Libertà è partecipazione. Giorgio Gaber lo cantava negli anni 70 e non si sarebbe aspettato che la partecipazione potesse trasformarsi in un tabù, in un ostacolo per la costruzione del nuovo ordine mondiale e locale. Niente partecipazione e assolutamente nessuna libertà.
Le nuove oligarchie non amano il contatto fastidioso con il popolo. Ed i centri di potere si strutturano in modo tale da evitare che la rabbia popolare possa interferire con la gestione dei vari Paesi.
L’importante è creare l’illusione che la gente comune possa contare qualcosa, possa essere di più e di meglio di un semplice numero.
La Rete è la grande truffa, è l’alibi che consente ad illustri sconosciuti di conquistare non più i pochi minuti di notorietà ma persino uno scranno in Parlamento. Dove lo sconosciuto non avrà la possibilità di incidere, di decidere e di scegliere. Ma dovrà limitarsi ad alzare la mano e premere un pulsante quando il vertice del suo partito o movimento deciderà.
Così perde di ogni significato la polemica sulla impreparazione di eletti che non hanno esperienza alcuna, che non hanno mai lavorato o che si sono dedicati ad attività inadeguate rispetto ai nuovi compiti. Perché anche i movimenti più liquidi, se non gassosi, dispongono di strutture che analizzano la situazione e le prospettive future. Per poi inviare gli ordini agli eletti.
Il voto popolare, di conseguenza, non ha alcun valore e valgono ancora meno eventuali preferenze espresse dagli elettori.
Le nuove oligarchie si sono strutturate, in politica come in ogni ambito della società civile.
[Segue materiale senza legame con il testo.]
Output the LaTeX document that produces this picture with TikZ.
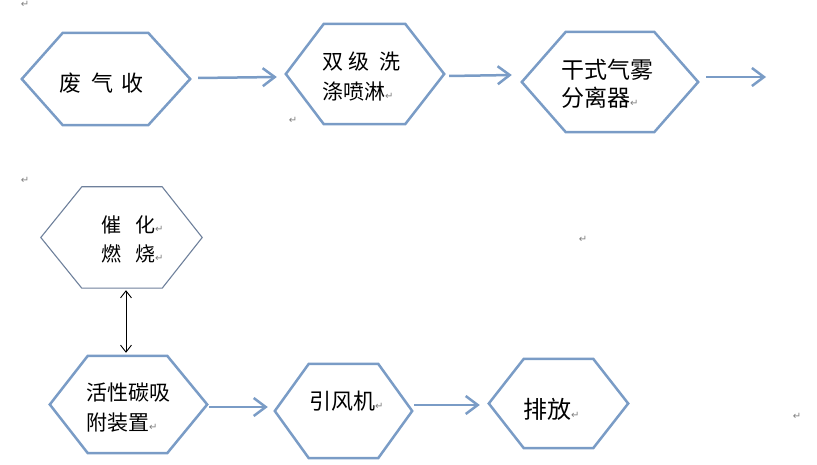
\documentclass[tikz,border=0pt]{standalone}
\usepackage{fontspec}
\newfontfamily\cjk{Noto Sans CJK SC}
\newfontfamily\symf{DejaVu Sans}
\usetikzlibrary{arrows.meta}
\definecolor{hexblue}{RGB}{122,156,198}
\definecolor{hexgray}{RGB}{110,128,155}
\newcommand{\pmk}{{\symf\fontsize{10}{10}\selectfont\color{gray}↵}}
\newcommand{\hexa}[8]{%
  \node[inner sep=0pt, minimum width=#4pt, minimum height=#5pt] (#1) at (#2,#3) {};
  \draw[#8] (#1.west) -- ([xshift=#6pt]#1.north west) -- ([xshift=-#7pt]#1.north east) -- (#1.east) -- ([xshift=-#7pt]#1.south east) -- ([xshift=#6pt]#1.south west) -- cycle;}
\tikzset{
  hexline/.style={draw=hexblue, line width=2.5pt, line join=miter},
  hexthin/.style={draw=hexgray, line width=1.1pt, line join=miter},
  txt/.style={inner sep=0pt, anchor=west, align=left, text=black},
  arr/.style={draw=hexblue, line width=2.5pt, -{Straight Barb[length=12pt,width=18pt]}},
  dbl/.style={draw=black, line width=0.9pt, {Straight Barb[length=7pt,width=11pt]}-{Straight Barb[length=7pt,width=11pt]}},
  pm/.style={inner sep=0pt, text=gray, font=\symf\fontsize{10}{10}\selectfont}
}
\begin{document}
\begin{tikzpicture}[x=1pt,y=-1pt]
\useasboundingbox (0,0) rectangle (817,465);
% hexagons: name, cx, cy, w, h, a, b, style
\hexa{h1}{106}{79}{168}{92}{41}{42}{hexline}
\hexa{h2}{365}{74}{158}{100}{38}{39}{hexline}
\hexa{h3}{610}{82}{176}{100}{44}{44}{hexline}
\hexa{h4}{121.5}{237.5}{161}{101}{41}{40}{hexthin}
\hexa{h5}{128.5}{404.5}{157}{97}{38}{40}{hexline}
\hexa{h6}{343.5}{411}{137}{94}{34}{34}{hexline}
\hexa{h7}{558.5}{403.5}{139}{89}{35}{35}{hexline}
% texts
\node[txt, font=\cjk\fontsize{22}{22}\selectfont] (t1) at (59,83) {废\hspace{10pt}气\hspace{8pt}收};
\node[txt, font=\cjk\fontsize{21}{21}\selectfont] (t2a) at (322,62) {双\hspace{5pt}级\hspace{10pt}洗};
\node[txt, font=\cjk\fontsize{21}{21}\selectfont] (t2b) at (322,92) {涤喷淋\pmk};
\node[txt, font=\cjk\fontsize{23}{23}\selectfont] (t3a) at (561,70) {干式气雾};
\node[txt, font=\cjk\fontsize{23}{23}\selectfont] (t3b) at (561,98) {分离器\pmk};
\node[txt, font=\cjk\fontsize{20}{20}\selectfont] (t4a) at (101,225) {催\hspace{14pt}化\pmk};
\node[txt, font=\cjk\fontsize{20}{20}\selectfont] (t4b) at (101,254) {燃\hspace{14pt}烧\pmk};
\node[txt, font=\cjk\fontsize{21}{21}\selectfont] (t5a) at (86,393) {活性碳吸};
\node[txt, font=\cjk\fontsize{21}{21}\selectfont] (t5b) at (86,423) {附装置\pmk};
\node[txt, font=\cjk\fontsize{22}{22}\selectfont] (t6) at (309,401) {引风机\pmk};
\node[txt, font=\cjk\fontsize{24}{24}\selectfont] (t7) at (523,409) {排放\pmk};
% paragraph marks
\node[pm] (p1) at (25,4) {↵};
\node[pm] (p2) at (25,180) {↵};
\node[pm] (p3) at (293,120) {↵};
\node[pm] (p4) at (583,239) {↵};
\node[pm] (p5) at (797,416) {↵};
% connectors
\coordinate (outend) at (766,77);
\draw[arr] ([xshift=8pt,yshift=1pt]h1.east) -- ([xshift=-9pt,yshift=-3pt]h2.west);
\draw[arr] ([xshift=5pt,yshift=-2pt]h2.east) -- ([xshift=-10pt,yshift=7pt]h3.west);
\draw[arr] ([xshift=8pt,yshift=5pt]h3.east) -- (outend);
\draw[dbl] ([xshift=4.5pt,yshift=-2pt]h4.south) -- ([xshift=-2.5pt,yshift=3pt]h5.north);
\draw[arr] ([xshift=2pt,yshift=-2.5pt]h5.east) -- ([xshift=-7pt,yshift=4pt]h6.west);
\draw[arr] ([xshift=2pt,yshift=6pt]h6.east) -- ([xshift=-9pt,yshift=-1.5pt]h7.west);
\end{tikzpicture}
\end{document}
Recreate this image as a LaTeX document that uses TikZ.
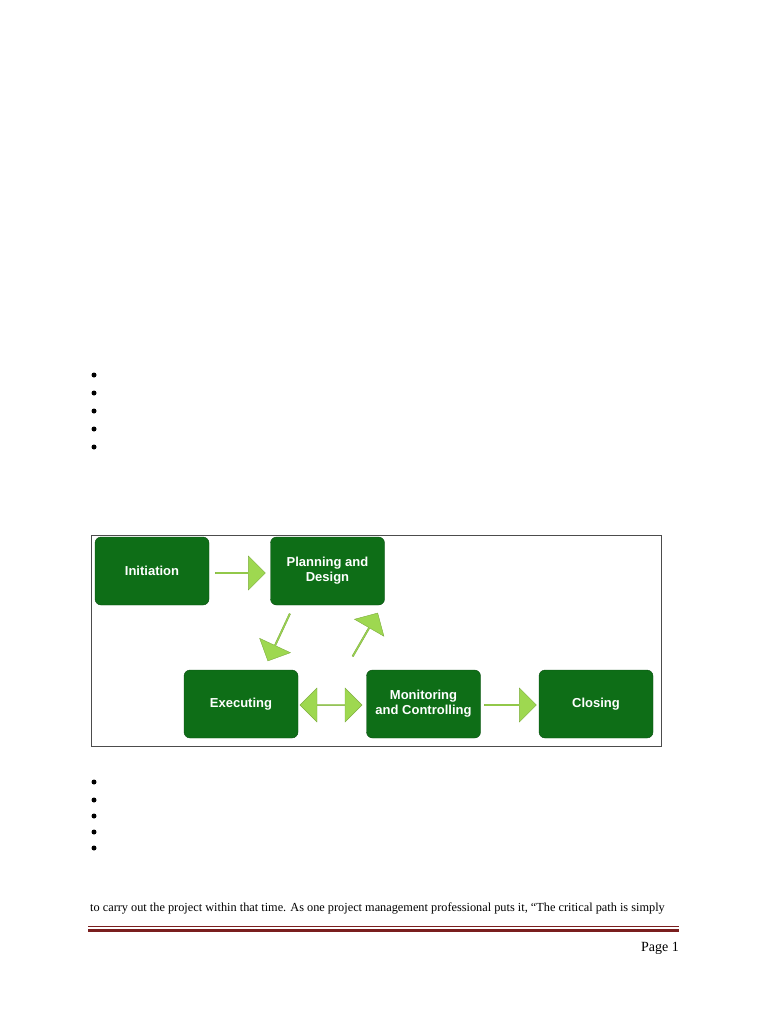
\documentclass[tikz,border=0pt]{standalone}
\usepackage{fontspec}
\setmainfont{Liberation Serif}
\newfontfamily\boxfont{Liberation Sans}
\usetikzlibrary{shapes.arrows}
\definecolor{boxg}{HTML}{0E6E17}
\definecolor{arrg}{HTML}{9ED850}
\definecolor{rulec}{HTML}{7A1E1E}
\tikzset{
 phase/.style={draw=boxg!70!black,fill=boxg,rounded corners=6pt,minimum width=114pt,minimum height=68pt,
   text=white,font=\boxfont\bfseries\fontsize{13}{15}\selectfont,align=center,inner sep=0pt},
 fat/.style={single arrow,fill=arrg,draw=arrg!80!black,minimum height=50pt,minimum width=40pt,
   single arrow head extend=6pt,inner sep=0pt,single arrow tip angle=90,shape border uses incircle},
 dfat/.style={double arrow,fill=arrg,draw=arrg!80!black,minimum height=60pt,minimum width=40pt,
   double arrow head extend=6pt,inner sep=0pt},
 bul/.style={circle,fill=black,inner sep=0pt,minimum size=5pt}
}
\begin{document}
\begin{tikzpicture}[x=1pt,y=-1pt]
\useasboundingbox (0,0) rectangle (768,1024);
\node[draw=black!70,line width=0.8pt,minimum width=570pt,minimum height=211pt,inner sep=0pt] (frame) at (376,640.5) {};
\node[phase] (init) at (152,571) {Initiation};
\node[phase] (plan) at (327.5,571) {Planning and\\Design};
\node[phase] (exec) at (241,704) {Executing};
\node[phase] (mon) at (423.5,704) {Monitoring\\and Controlling};
\node[phase] (clos) at (596,704) {Closing};
\node[fat,minimum height=50pt,minimum width=34pt] (a1) at (240,573) {};
\node[fat,minimum height=52pt,minimum width=34pt,rotate=-115] (a2) at (279,637) {};
\node[fat,minimum height=50pt,minimum width=34pt,rotate=60] (a3) at (365,635) {};
\node[dfat,minimum height=62pt,minimum width=34pt] (a4) at (331,705) {};
\node[fat,minimum height=52pt,minimum width=34pt] (a5) at (510,705) {};
\foreach \y [count=\i] in {375,393,411,429,447} \node[bul] (b\i) at (94,\y) {};
\foreach \y [count=\i] in {782,800,816,832,848} \node[bul] (c\i) at (94,\y) {};
\node[anchor=west,inner sep=0pt,font=\fontsize{12.3}{14}\selectfont] (txt) at (90,908) {to carry out the project within that time. As one project management professional puts it, ``The critical path is simply};
\coordinate (r1) at (88,930); \coordinate (r2) at (679,930);
\draw[rulec,line width=3pt] (r1) -- (r2);
\draw[rulec,line width=0.8pt] ([yshift=4pt]r1) -- ([yshift=4pt]r2);
\node[anchor=east,inner sep=0pt,font=\fontsize{14}{16}\selectfont] (pg) at (679,948) {Page 1};
\end{tikzpicture}
\end{document}
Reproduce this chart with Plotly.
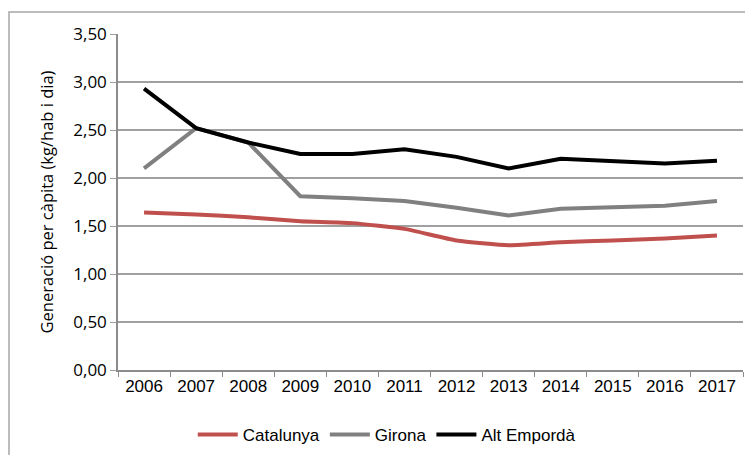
import plotly.graph_objects as go

years = ["2006", "2007", "2008", "2009", "2010", "2011",
         "2012", "2013", "2014", "2015", "2016", "2017"]
catalunya = [1.64, 1.62, 1.59, 1.55, 1.53, 1.47, 1.35, 1.30, 1.33, 1.35, 1.37, 1.40]
girona = [2.10, 2.52, 2.37, 1.81, 1.79, 1.76, 1.69, 1.61, 1.68, 1.69, 1.71, 1.76]
alt_emporda = [2.93, 2.52, 2.37, 2.25, 2.25, 2.30, 2.22, 2.10, 2.20, 2.18, 2.15, 2.18]

fig = go.Figure()
fig.add_trace(go.Scatter(x=years, y=catalunya, name="Catalunya", mode="lines",
                         line=dict(color="#C0504D", width=4, shape="spline", smoothing=0.5)))
fig.add_trace(go.Scatter(x=years, y=girona, name="Girona", mode="lines",
                         line=dict(color="#808080", width=4)))
fig.add_trace(go.Scatter(x=years, y=alt_emporda, name="Alt Empordà", mode="lines",
                         line=dict(color="#000000", width=4)))

# page body has an 8px margin, so the figure is sized 745x447 and everything is offset
# outer chart border (runs off the right / bottom edge like the source image)
fig.add_shape(type="rect", xref="paper", yref="paper",
              x0=(1 - 110) / 625, x1=1.03, y0=-0.3, y1=1 + 22 / 336,
              line=dict(color="#A6A6A6", width=1.5), layer="below")

fig.update_layout(
    width=745, height=447,
    margin=dict(l=110, r=10, t=26, b=85, autoexpand=False),
    paper_bgcolor="white", plot_bgcolor="white",
    separators=",.",
    showlegend=True,
    legend=dict(orientation="h", x=0.43, xanchor="center", y=-0.193, yanchor="middle",
                font=dict(family="Liberation Sans", size=17, color="#000"),
                itemwidth=40, tracegroupgap=0),
    xaxis=dict(type="category", range=[-0.5, 11.5], showgrid=False, showline=True,
               linecolor="#8C8C8C", linewidth=1.5, ticks="outside", tickson="boundaries",
               ticklen=5, tickcolor="#8C8C8C", automargin=False,
               tickfont=dict(family="Liberation Sans", size=17, color="#000")),
    yaxis=dict(range=[0, 3.5], dtick=0.5, tickformat=".2f", showgrid=True,
               gridcolor="#A0A0A0", gridwidth=1.5, showline=True, linecolor="#8C8C8C",
               linewidth=1.5, ticks="outside", ticklen=6, tickcolor="#A0A0A0",
               zeroline=False, automargin=False,
               tickfont=dict(family="Open Sans", size=17, color="#000"),
               title=dict(text="Generació per càpita (kg/hab i dia)", standoff=16,
                          font=dict(family="Open Sans", size=16.5, color="#000"))),
)

fig.write_html("out.html")
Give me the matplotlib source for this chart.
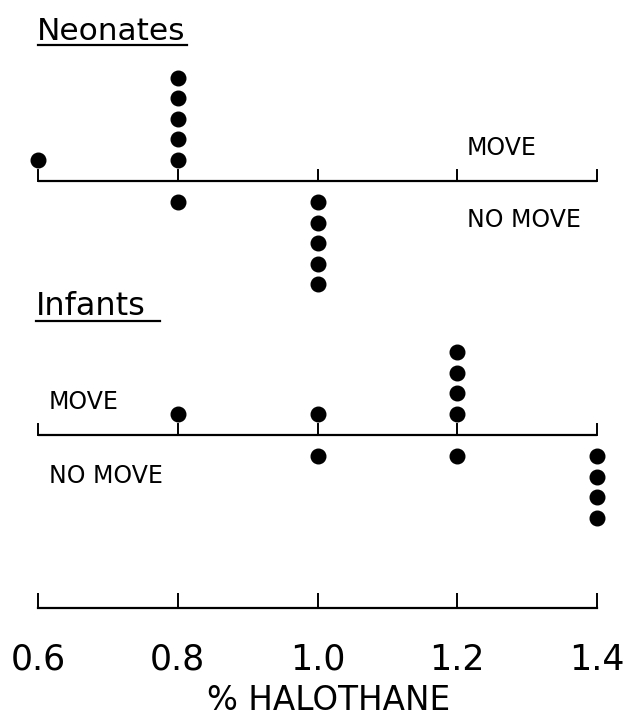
import matplotlib
matplotlib.use("Agg")
import matplotlib.pyplot as plt

# halothane concentrations (%) and number of animals at each
ticks = [0.6, 0.8, 1.0, 1.2, 1.4]
tick_labels = ["0.6", "0.8", "1.0", "1.2", "1.4"]

neo_move_x = [0.6, 0.8]
neo_move_n = [1, 5]
neo_nomove_x = [0.8, 1.0]
neo_nomove_n = [1, 5]

inf_move_x = [0.8, 1.0, 1.2]
inf_move_n = [1, 1, 4]
inf_nomove_x = [1.0, 1.2, 1.4]
inf_nomove_n = [1, 1, 4]

W, H = 637, 716
fig = plt.figure(figsize=(W / 100, H / 100), dpi=100)
ax = fig.add_axes([0, 0, 1, 1])
ax.set_facecolor("white")

# x in % halothane, y in pixel rows (top = 0)
px_per_unit = (597 - 38) / 0.8
ax.set_xlim(0.6 - 38 / px_per_unit, 1.4 + (W - 597) / px_per_unit)
ax.set_ylim(H, 0)

DOT_GAP = 20.6
FIRST = 21


def panel(y0, move_x, move_n, nomove_x, nomove_n):
    ax.plot([0.6, 1.4], [y0, y0], color="black", lw=1.6, solid_capstyle="butt")
    for t in ticks:
        ax.plot([t, t], [y0, y0 - 11], color="black", lw=1.4)
    for x, n in zip(move_x, move_n):
        ys = [y0 - FIRST - DOT_GAP * k for k in range(n)]
        ax.plot([x] * n, ys, "o", color="black", ms=10.5, zorder=3)
    for x, n in zip(nomove_x, nomove_n):
        ys = [y0 + FIRST + DOT_GAP * k for k in range(n)]
        ax.plot([x] * n, ys, "o", color="black", ms=10.5, zorder=3)


panel(181, neo_move_x, neo_move_n, neo_nomove_x, neo_nomove_n)
panel(435, inf_move_x, inf_move_n, inf_nomove_x, inf_nomove_n)

txt = dict(color="black", family="DejaVu Sans")
x0 = ax.get_xlim()[0]
def px(p):
    return x0 + p / px_per_unit

ax.text(px(37), 40, "Neonates", fontsize=22.5, va="baseline", ha="left", **txt)
ax.plot([px(38), px(187)], [45, 45], color="black", lw=1.6)
ax.text(px(467), 155, "MOVE", fontsize=17, va="baseline", ha="left", **txt)
ax.text(px(467), 227, "NO MOVE", fontsize=17, va="baseline", ha="left", **txt)

ax.text(px(36), 315, "Infants", fontsize=23, va="baseline", ha="left", **txt)
ax.plot([px(36), px(160)], [321, 321], color="black", lw=1.6)
ax.text(px(49), 409, "MOVE", fontsize=17, va="baseline", ha="left", **txt)
ax.text(px(49), 483, "NO MOVE", fontsize=17, va="baseline", ha="left", **txt)

# bottom concentration axis
for s in ["top", "right", "left"]:
    ax.spines[s].set_visible(False)
ax.spines["bottom"].set_position(("data", 608))
ax.spines["bottom"].set_bounds(0.6, 1.4)
ax.spines["bottom"].set_linewidth(1.6)
ax.set_xticks(ticks)
ax.set_xticklabels(tick_labels, fontsize=25, family="DejaVu Sans")
ax.tick_params(axis="x", direction="in", length=11, width=1.4, pad=25)
ax.set_yticks([])
ax.text(0.5 * (px(197) + px(460)), 710, "% HALOTHANE", fontsize=23.5,
        ha="center", va="baseline", **txt)

fig.savefig("out.png", dpi=100, facecolor="white")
E sono queste strutture che determinano le scelte strategiche in economia, nella cultura, nella società civile. Le nuove mode, le canzoni di successo, gli stili di vita, la notorietà degli artisti.
Ovviamente facendo in modo che il popolo si illuda di contare e di determinare qualcosa, magari anche irrilevante.
Tutti convinti di essere liberi perché, a distanza di 50 anni dal 68, lo slogan “vietato vietare” è diventato prassi nella vita di tutti i giorni.
Sarà per questo che è sufficiente entrare in una stazione ferroviaria italiana per essere subissati da divieti: vietato salire o scendere se il treno è in movimento; vietato oltrepassare la striscia gialla; vietato abbandonare i bagagli; vietato fumare.
Il problema non è rispettare delle regole di banale buonsenso ma il profluvio di divieti, di ordini perentori.
Nelle località di mare è vietato circolare in costume da bagno, è vietato in spiaggia, in montagna è vietato accendere fuochi, in alcune città è vietato vendere alcolici la sera.
Divieti di ogni tipo, in ogni luogo. I sudditi devono adeguarsi, senza protestare. Hanno rinunciato a partecipare accusando la politica di essere brutta, sporca e cattiva? E allora hanno anche scelto di rinunciare alla libertà.